Interpretation of Section 6656
The court interpreted Section 6656 to mean that the imposition of penalties was valid even if the taxpayer made full payments, as the statute explicitly required adherence to specific deposit methods. The court found that the language in § 6656 indicated that penalties could be applied when a taxpayer failed to deposit taxes "as required by this title or by regulations of the Secretary." Therefore, the court concluded that the plaintiff's interpretation, which suggested that no penalties were warranted because there were no underpayments, failed to consider the broader implications of the statute. The court noted that allowing such an interpretation would undermine the regulatory framework established by Congress and would effectively allow taxpayers to avoid penalties simply by paying the required amounts while ignoring the mandated electronic deposit method.
Reasonable Cause and Willful Neglect
The court also addressed the plaintiff's claims regarding reasonable cause for its non-compliance with the electronic deposit requirements. It indicated that to abate penalties under § 6656, a taxpayer must demonstrate that their failure to comply was due to reasonable cause and not willful neglect. The court found that the plaintiff's concerns about the integrity of the EFTPS and the potential issues related to the year 2000 (Y2K) were insufficient to establish reasonable cause. It reasoned that the plaintiff had not provided substantial evidence to support its claims that its method of depositing taxes provided better control or security than the EFTPS. Furthermore, the court noted that the plaintiff’s continued non-compliance indicated willful neglect, as it had previously acknowledged in correspondence with the IRS that its practices were not compliant with the new regulations.
Compliance with EFTPS Requirements
The court determined that the plaintiff did not comply with the EFTPS requirements as mandated by the Internal Revenue Code and applicable Treasury regulations. Although the plaintiff argued that its bank submitted the taxes through electronic transfers, the court clarified that this did not meet the specific requirements outlined in the EFTPS framework.

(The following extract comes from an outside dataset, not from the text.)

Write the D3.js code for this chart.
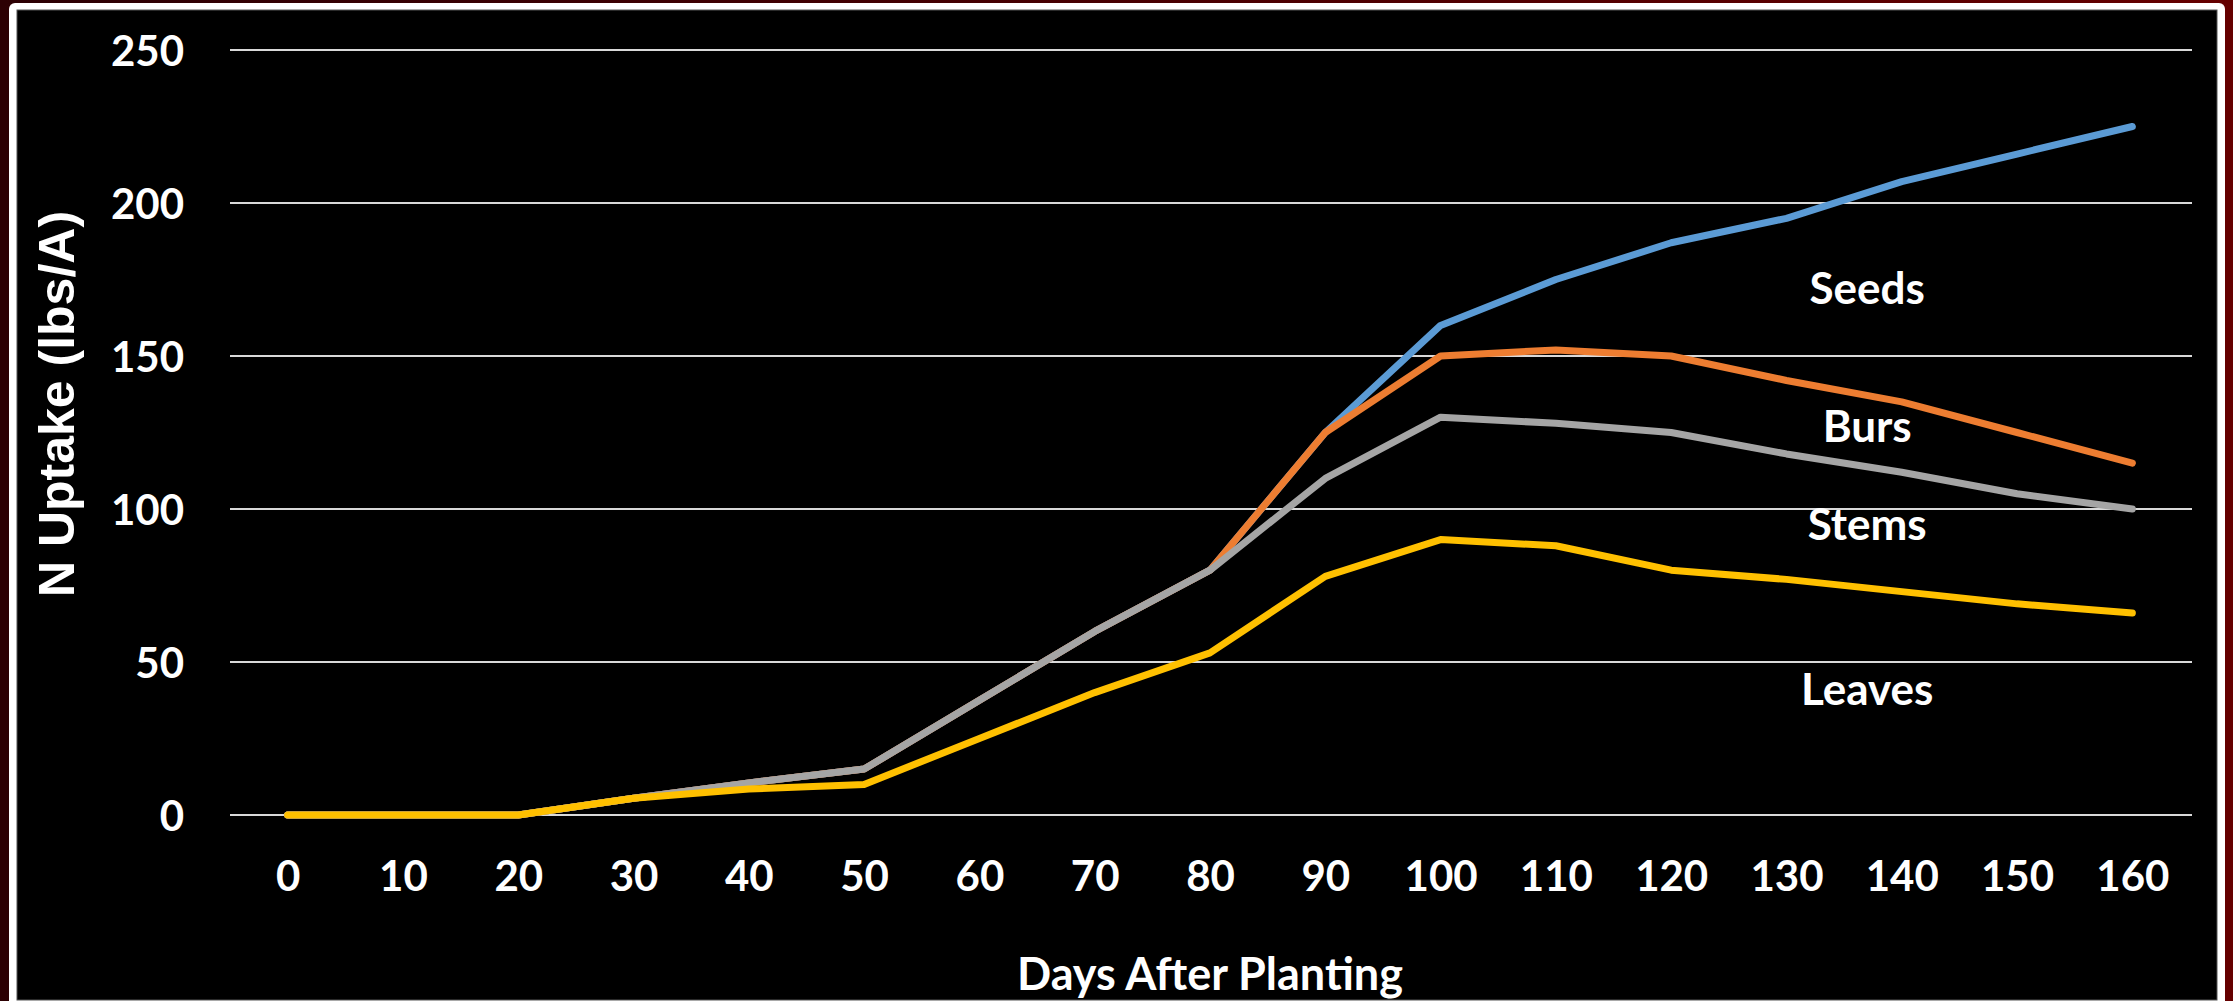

The court emphasized that the EFTPS was a comprehensive system designed to facilitate efficient tax payment processing and that merely using electronic means outside this system did not satisfy the legal requirements. As such, the court concluded that the penalties were properly assessed due to the plaintiff’s failure to use the prescribed electronic payment method for tax deposits.
Conclusion of the Court
In conclusion, the court upheld the IRS's assessment of penalties against the plaintiff for failing to deposit employment taxes as required under the Internal Revenue Code. It ruled that the penalties were justly imposed in accordance with § 6656, as the plaintiff did not comply with the statutory requirements for electronic deposits. The court determined that the plaintiff had not established reasonable cause for its actions nor demonstrated that its failure was not due to willful neglect. Ultimately, the court granted the defendant's motion for summary judgment and dismissed the plaintiff's claims, reinforcing the importance of adhering to established tax deposit protocols for compliance and efficient tax collection.